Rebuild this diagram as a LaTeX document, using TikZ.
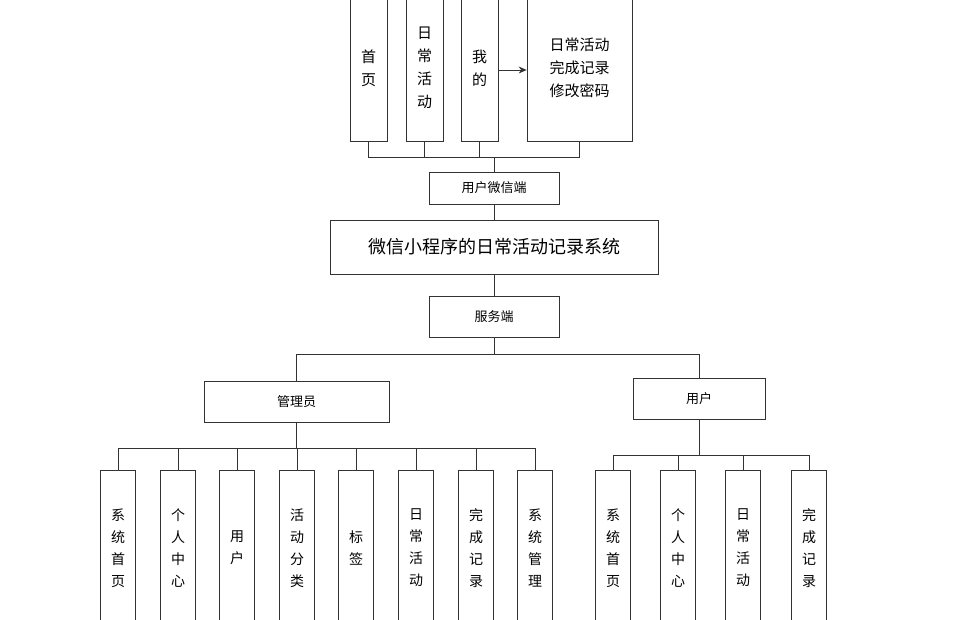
\documentclass[tikz,border=0pt]{standalone}
\usepackage{fontspec}
\setmainfont{Noto Sans CJK SC}
\usetikzlibrary{arrows.meta}
\begin{document}
\begin{tikzpicture}[x=1pt,y=-1pt,
  bx/.style={draw=black!80,line width=0.8pt,fill=white,inner sep=0pt},
  ln/.style={draw=black!80,line width=0.8pt},
  vt/.style={font=\fontsize{15}{23}\selectfont,align=center},
  vb/.style={font=\fontsize{14}{22}\selectfont,align=center}]
\useasboundingbox (0,0) rectangle (960,619);
\clip (0,0) rectangle (960,619);
% top
\node[bx,minimum width=37pt,minimum height=152pt,anchor=south] (t1) at (368.5,142) {};
\node[vt] at (368.5,68) {首\\页};
\node[bx,minimum width=37pt,minimum height=152pt,anchor=south] (t2) at (424.5,142) {};
\node[vt] at (424.5,68) {日\\常\\活\\动};
\node[bx,minimum width=37pt,minimum height=152pt,anchor=south] (t3) at (479.5,142) {};
\node[vt] at (479.5,68) {我\\的};
\node[bx,minimum width=105pt,minimum height=152pt,anchor=south] (t4) at (579.5,142) {};
\node[vt] at (579.5,68) {日常活动\\完成记录\\修改密码};
\draw[ln,-{Stealth[length=8pt,width=7pt]}] (t3.east|-0,70) -- (t4.west|-0,70);
\coordinate (h1) at (0,157);
\draw[ln] (t1.south) -- (t1.south|-h1) -- (t4.south|-h1) -- (t4.south);
\draw[ln] (t2.south) -- (t2.south|-h1);
\draw[ln] (t3.south) -- (t3.south|-h1);
\node[bx,minimum width=130pt,minimum height=32pt,font=\fontsize{13}{15}\selectfont] (wx) at (494,188) {用户微信端};
\draw[ln] (494,157) -- (wx.north);
\node[bx,minimum width=328pt,minimum height=54pt,font=\fontsize{18}{20}\selectfont] (sys) at (494,247) {微信小程序的日常活动记录系统};
\draw[ln] (wx) -- (sys);
\node[bx,minimum width=130pt,minimum height=41pt,font=\fontsize{13}{15}\selectfont] (fw) at (494,316.5) {服务端};
\draw[ln] (sys) -- (fw);
\node[bx,minimum width=185pt,minimum height=41pt,font=\fontsize{13}{15}\selectfont] (gl) at (296.5,401.5) {管理员};
\node[bx,minimum width=132pt,minimum height=41pt,font=\fontsize{13}{15}\selectfont] (yh) at (699,398.5) {用户};
\draw[ln] (fw.south) -- (494,354);
\draw[ln] (gl.north) -- (296.5,354) -- (699,354) -- (yh.north);
% admin children
\draw[ln] (gl.south) -- (296.5,448);
\foreach \x/\t [count=\i] in {118/系\\统\\首\\页,178/个\\人\\中\\心,237/用\\户,297/活\\动\\分\\类,356/标\\签,416/日\\常\\活\\动,476/完\\成\\记\\录,535/系\\统\\管\\理}{
  \node[bx,minimum width=35pt,minimum height=160pt,anchor=north] (a\i) at (\x,470) {};
  \node[vb] at (\x,548) {\t};
  \draw[ln] (a\i.north) -- (\x,448);
}
\draw[ln] (a1.north|-0,448) -- (a8.north|-0,448);
% user children
\draw[ln] (yh.south) -- (699,455);
\foreach \x/\t [count=\i] in {613/系\\统\\首\\页,678/个\\人\\中\\心,743/日\\常\\活\\动,809/完\\成\\记\\录}{
  \node[bx,minimum width=35pt,minimum height=160pt,anchor=north] (u\i) at (\x,470) {};
  \node[vb] at (\x,548) {\t};
  \draw[ln] (u\i.north) -- (\x,455);
}
\draw[ln] (u1.north|-0,455) -- (u4.north|-0,455);
\end{tikzpicture}
\end{document}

********************

Exercise: Leave out the pictures and restate everything else word for word.

Solved exercise:
Rebuild this diagram as a LaTeX document, using TikZ.
\documentclass[tikz,border=0pt]{standalone}
\usepackage{fontspec}
\setmainfont{Noto Sans CJK SC}
\usetikzlibrary{arrows.meta}
\begin{document}
\begin{tikzpicture}[x=1pt,y=-1pt,
  bx/.style={draw=black!80,line width=0.8pt,fill=white,inner sep=0pt},
  ln/.style={draw=black!80,line width=0.8pt},
  vt/.style={font=\fontsize{15}{23}\selectfont,align=center},
  vb/.style={font=\fontsize{14}{22}\selectfont,align=center}]
\useasboundingbox (0,0) rectangle (960,619);
\clip (0,0) rectangle (960,619);
% top
\node[bx,minimum width=37pt,minimum height=152pt,anchor=south] (t1) at (368.5,142) {};
\node[vt] at (368.5,68) {首\\页};
\node[bx,minimum width=37pt,minimum height=152pt,anchor=south] (t2) at (424.5,142) {};
\node[vt] at (424.5,68) {日\\常\\活\\动};
\node[bx,minimum width=37pt,minimum height=152pt,anchor=south] (t3) at (479.5,142) {};
\node[vt] at (479.5,68) {我\\的};
\node[bx,minimum width=105pt,minimum height=152pt,anchor=south] (t4) at (579.5,142) {};
\node[vt] at (579.5,68) {日常活动\\完成记录\\修改密码};
\draw[ln,-{Stealth[length=8pt,width=7pt]}] (t3.east|-0,70) -- (t4.west|-0,70);
\coordinate (h1) at (0,157);
\draw[ln] (t1.south) -- (t1.south|-h1) -- (t4.south|-h1) -- (t4.south);
\draw[ln] (t2.south) -- (t2.south|-h1);
\draw[ln] (t3.south) -- (t3.south|-h1);
\node[bx,minimum width=130pt,minimum height=32pt,font=\fontsize{13}{15}\selectfont] (wx) at (494,188) {用户微信端};
\draw[ln] (494,157) -- (wx.north);
\node[bx,minimum width=328pt,minimum height=54pt,font=\fontsize{18}{20}\selectfont] (sys) at (494,247) {微信小程序的日常活动记录系统};
\draw[ln] (wx) -- (sys);
\node[bx,minimum width=130pt,minimum height=41pt,font=\fontsize{13}{15}\selectfont] (fw) at (494,316.5) {服务端};
\draw[ln] (sys) -- (fw);
\node[bx,minimum width=185pt,minimum height=41pt,font=\fontsize{13}{15}\selectfont] (gl) at (296.5,401.5) {管理员};
\node[bx,minimum width=132pt,minimum height=41pt,font=\fontsize{13}{15}\selectfont] (yh) at (699,398.5) {用户};
\draw[ln] (fw.south) -- (494,354);
\draw[ln] (gl.north) -- (296.5,354) -- (699,354) -- (yh.north);
% admin children
\draw[ln] (gl.south) -- (296.5,448);
\foreach \x/\t [count=\i] in {118/系\\统\\首\\页,178/个\\人\\中\\心,237/用\\户,297/活\\动\\分\\类,356/标\\签,416/日\\常\\活\\动,476/完\\成\\记\\录,535/系\\统\\管\\理}{
  \node[bx,minimum width=35pt,minimum height=160pt,anchor=north] (a\i) at (\x,470) {};
  \node[vb] at (\x,548) {\t};
  \draw[ln] (a\i.north) -- (\x,448);
}
\draw[ln] (a1.north|-0,448) -- (a8.north|-0,448);
% user children
\draw[ln] (yh.south) -- (699,455);
\foreach \x/\t [count=\i] in {613/系\\统\\首\\页,678/个\\人\\中\\心,743/日\\常\\活\\动,809/完\\成\\记\\录}{
  \node[bx,minimum width=35pt,minimum height=160pt,anchor=north] (u\i) at (\x,470) {};
  \node[vb] at (\x,548) {\t};
  \draw[ln] (u\i.north) -- (\x,455);
}
\draw[ln] (u1.north|-0,455) -- (u4.north|-0,455);
\end{tikzpicture}
\end{document}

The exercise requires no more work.